DATA:
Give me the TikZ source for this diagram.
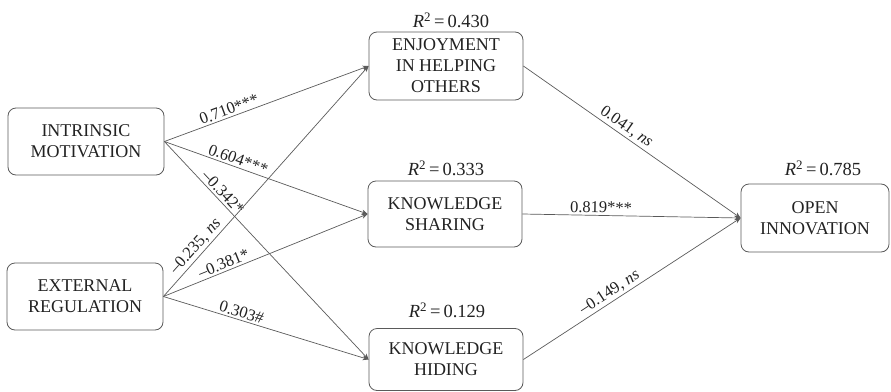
--
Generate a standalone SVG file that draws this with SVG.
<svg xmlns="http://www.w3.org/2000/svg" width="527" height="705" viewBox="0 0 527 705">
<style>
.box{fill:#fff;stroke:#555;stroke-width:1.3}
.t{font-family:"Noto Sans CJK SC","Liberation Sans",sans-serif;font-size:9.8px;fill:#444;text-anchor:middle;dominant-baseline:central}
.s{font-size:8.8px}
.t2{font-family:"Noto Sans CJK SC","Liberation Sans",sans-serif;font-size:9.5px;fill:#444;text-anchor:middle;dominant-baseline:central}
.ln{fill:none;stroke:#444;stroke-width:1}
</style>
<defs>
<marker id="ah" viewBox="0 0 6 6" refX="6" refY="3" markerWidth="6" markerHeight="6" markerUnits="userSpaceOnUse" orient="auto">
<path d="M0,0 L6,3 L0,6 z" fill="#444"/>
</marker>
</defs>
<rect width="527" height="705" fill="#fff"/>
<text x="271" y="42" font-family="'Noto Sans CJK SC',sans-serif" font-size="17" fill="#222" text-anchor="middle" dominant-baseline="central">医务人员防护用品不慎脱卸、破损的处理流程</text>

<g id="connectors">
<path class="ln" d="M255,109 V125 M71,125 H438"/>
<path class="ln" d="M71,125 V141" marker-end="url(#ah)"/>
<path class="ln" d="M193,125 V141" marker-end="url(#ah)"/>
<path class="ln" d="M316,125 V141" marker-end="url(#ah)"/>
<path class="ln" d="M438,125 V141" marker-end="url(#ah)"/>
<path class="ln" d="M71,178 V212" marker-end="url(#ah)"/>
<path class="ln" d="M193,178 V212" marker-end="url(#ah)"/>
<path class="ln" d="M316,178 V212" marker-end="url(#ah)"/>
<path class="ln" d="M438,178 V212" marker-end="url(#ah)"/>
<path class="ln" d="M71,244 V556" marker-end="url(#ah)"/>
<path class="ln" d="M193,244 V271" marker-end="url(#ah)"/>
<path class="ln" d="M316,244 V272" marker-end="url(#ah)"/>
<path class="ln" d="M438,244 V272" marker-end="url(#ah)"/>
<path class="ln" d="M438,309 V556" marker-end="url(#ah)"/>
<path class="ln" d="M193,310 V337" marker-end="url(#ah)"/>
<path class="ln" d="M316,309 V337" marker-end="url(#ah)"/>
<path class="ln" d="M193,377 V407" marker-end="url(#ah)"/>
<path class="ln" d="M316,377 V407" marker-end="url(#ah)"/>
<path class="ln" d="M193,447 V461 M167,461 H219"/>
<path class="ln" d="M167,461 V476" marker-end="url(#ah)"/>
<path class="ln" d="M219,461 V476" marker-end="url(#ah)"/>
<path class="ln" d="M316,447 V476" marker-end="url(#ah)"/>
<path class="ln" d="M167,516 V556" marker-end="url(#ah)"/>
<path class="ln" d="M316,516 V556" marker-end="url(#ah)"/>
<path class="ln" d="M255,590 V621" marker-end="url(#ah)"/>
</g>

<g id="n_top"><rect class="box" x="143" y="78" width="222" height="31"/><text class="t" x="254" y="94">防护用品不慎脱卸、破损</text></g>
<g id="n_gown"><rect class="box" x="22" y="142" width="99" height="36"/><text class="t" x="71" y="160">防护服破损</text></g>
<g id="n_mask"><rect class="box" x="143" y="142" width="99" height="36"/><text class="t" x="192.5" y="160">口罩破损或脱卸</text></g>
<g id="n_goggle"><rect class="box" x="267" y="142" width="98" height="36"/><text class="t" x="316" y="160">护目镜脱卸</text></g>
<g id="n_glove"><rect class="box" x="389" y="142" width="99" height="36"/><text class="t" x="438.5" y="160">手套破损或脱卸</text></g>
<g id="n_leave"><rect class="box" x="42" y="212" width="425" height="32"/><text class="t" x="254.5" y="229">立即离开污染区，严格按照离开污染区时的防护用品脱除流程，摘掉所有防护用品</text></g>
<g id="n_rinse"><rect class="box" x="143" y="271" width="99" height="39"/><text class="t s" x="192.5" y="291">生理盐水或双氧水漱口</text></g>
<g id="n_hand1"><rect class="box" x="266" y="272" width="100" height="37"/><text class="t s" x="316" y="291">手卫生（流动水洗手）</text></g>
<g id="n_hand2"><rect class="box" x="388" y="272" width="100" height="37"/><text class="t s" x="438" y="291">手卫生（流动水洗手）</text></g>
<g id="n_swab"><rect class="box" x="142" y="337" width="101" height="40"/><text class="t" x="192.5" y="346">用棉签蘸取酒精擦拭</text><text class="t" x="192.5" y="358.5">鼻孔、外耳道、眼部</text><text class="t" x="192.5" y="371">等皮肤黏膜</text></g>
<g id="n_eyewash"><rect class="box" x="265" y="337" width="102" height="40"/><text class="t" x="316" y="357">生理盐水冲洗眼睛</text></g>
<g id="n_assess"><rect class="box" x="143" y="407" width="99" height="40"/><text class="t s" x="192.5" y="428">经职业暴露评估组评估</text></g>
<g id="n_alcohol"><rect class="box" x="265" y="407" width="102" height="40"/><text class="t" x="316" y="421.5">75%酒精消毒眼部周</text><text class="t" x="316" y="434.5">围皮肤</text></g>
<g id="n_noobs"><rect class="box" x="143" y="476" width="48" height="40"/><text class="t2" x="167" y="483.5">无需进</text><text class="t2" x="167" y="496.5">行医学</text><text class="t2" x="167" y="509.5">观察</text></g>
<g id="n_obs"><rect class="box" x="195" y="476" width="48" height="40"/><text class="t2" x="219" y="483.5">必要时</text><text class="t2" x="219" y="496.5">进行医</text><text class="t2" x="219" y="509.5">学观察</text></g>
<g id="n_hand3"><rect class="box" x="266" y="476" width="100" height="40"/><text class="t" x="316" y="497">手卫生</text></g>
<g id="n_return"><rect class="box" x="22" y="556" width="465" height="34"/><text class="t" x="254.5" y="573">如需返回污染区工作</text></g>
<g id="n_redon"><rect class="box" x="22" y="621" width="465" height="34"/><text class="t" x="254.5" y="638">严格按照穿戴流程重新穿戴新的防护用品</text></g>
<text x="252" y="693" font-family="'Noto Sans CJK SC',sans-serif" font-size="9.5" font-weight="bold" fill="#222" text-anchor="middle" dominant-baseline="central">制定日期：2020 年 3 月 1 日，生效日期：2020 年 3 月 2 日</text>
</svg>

YOUR TASK:
Search the data for "this". Copy every line that has it.

IN RESPONSE:
Give me the TikZ source for this diagram.
Generate a standalone SVG file that draws this with SVG.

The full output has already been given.